St Martin's Garrison Church from the east, photographed by Penelope Betjeman (née Chetwode) as the building neared completion in 1930.

St Martin’s Garrison Church from the east, photographed by Penelope Betjeman (née Chetwode) as the building neared completion in 1930. Courtesy the author

Shoosmith designed one other building in Delhi, the Lady Hardinge Serai, a simple hostel for travellers. Then, in 1931, with capital and church complete, he returned home, to a country in the grip of the Depression and profoundly uninterested in the architectural achievements of the British in India. He never built again, eventually becoming a planning inspector. Shoosmith’s perspective of St Martin’s was, however, exhibited at the Royal Academy. ‘It is superb,’ Byron told him.

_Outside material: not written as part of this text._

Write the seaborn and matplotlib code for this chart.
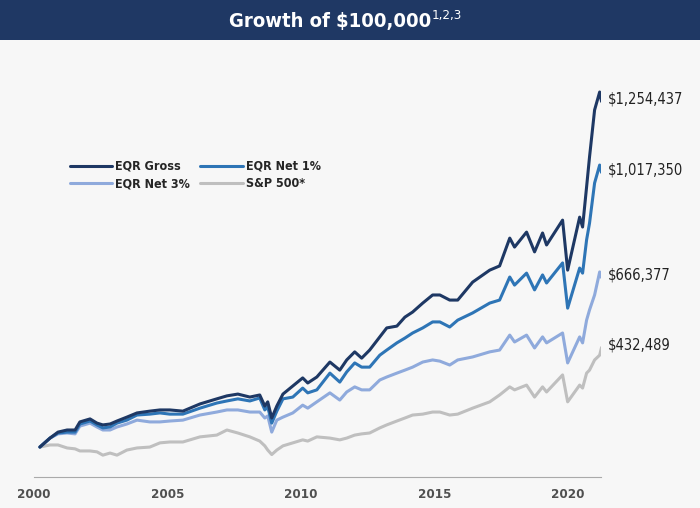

And Christopher Hussey wrote in Country Life that, ‘Had this church been the work of a French or German architect, Europe would be flabbergasted by the magnificently simple and direct design. But since it is the work of an Englishman, it will probably never be heard of abroad.’ Hussey was wrong. It is now 40 years since, in the Architectural Review, I first tried to rescue Shoosmith (and Medd) from the obscurity resulting from post-imperial guilt and prejudice, and since then the astonishing power and originality of his garrison church has been increasingly recognised and applauded. Its small congregation carries on, recently having undertaken a major restoration of the building (replacing the original recessed lime-mortar joints with flush pointing in grey cement). No visit to Delhi is complete without going to marvel at this great 20th-century masterpiece.